On the face of it, the State-sponsored election machinery of the ruling Trinamool Congress kind is hardly expected to deliver any psephological insight except the landslide endorsement of Chief Minister Mamata Banerjee. Yes she has convincingly brutalised her opponents, the Congress and the Left grovelling among the crumbs. So the BJP’s securing 20 per cent of the vote is no small takeaway in a state that is immune to its pan-India blending and where the personality cult of Didi has not been dented at all, crafted as it is not on her performance so much but on the fear of hitback if the electorate doesn’t swing to her shakti. Imagine the odds the BJP was up against. Joining the Opposition chorus that the BJP’s recent electoral successes were largely the result of doctored EVMs, the state went for the traditional ballot paper. And as images swirled of torn ballot papers, booth capturing and overturned trucks, it is a revelation that the BJP could garner the vote pie it did amid all the organised rigging. Little wonder then that the Trinamool was antsy about the panchayat elections although it pocketed 34 per cent seats in its kitty unopposed.

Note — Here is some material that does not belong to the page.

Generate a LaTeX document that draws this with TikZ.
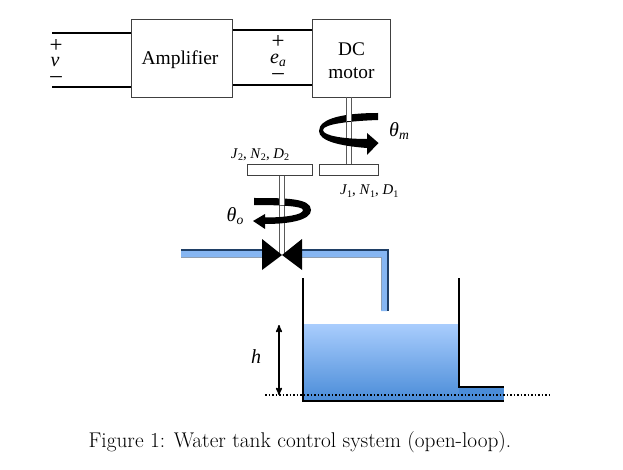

It is shameful that Bengal continues to make a mockery of the democratic process election after election and is fast earning the moniker of becoming the wild badlands of India, a prefix which was one time used to define the heartland. Bengal has proved that regimes may come and go but the culture of intimidation and violence now has a systemic hold and validity that no ideology seems immune to. So if “scientific rigging” was copyrighted by the Left, it is now being continued by the Trinamool, which can be called neo-Left, given its retentive hold verdict after verdict. If the Trinamool is not comfortable despite the State Election Commission and the law and order machinery under its heel, it means the party is pressing upon the earth all too hard and maybe in danger of losing grasp on its roots. Its performance is not up for free and frank assessment in a tightly wound autocratic system that doesn’t allow room for dissent, criticism or a scope for improvement. Bengal’s growth figures are hardly anything to write home about. The BJP has double trouble in Bengal. Although it has imported Trinamool’s Mukul Roy to its ranks, it is yet to evolve a cohesive organisational structure that can mount a semblance of a single-pronged attack. Also it must buck the trend of counter-coercion rather than risk falling victim to the existing political script. It may take a long time coming but as it emerges as the second  party of consequence, its narrative better be different.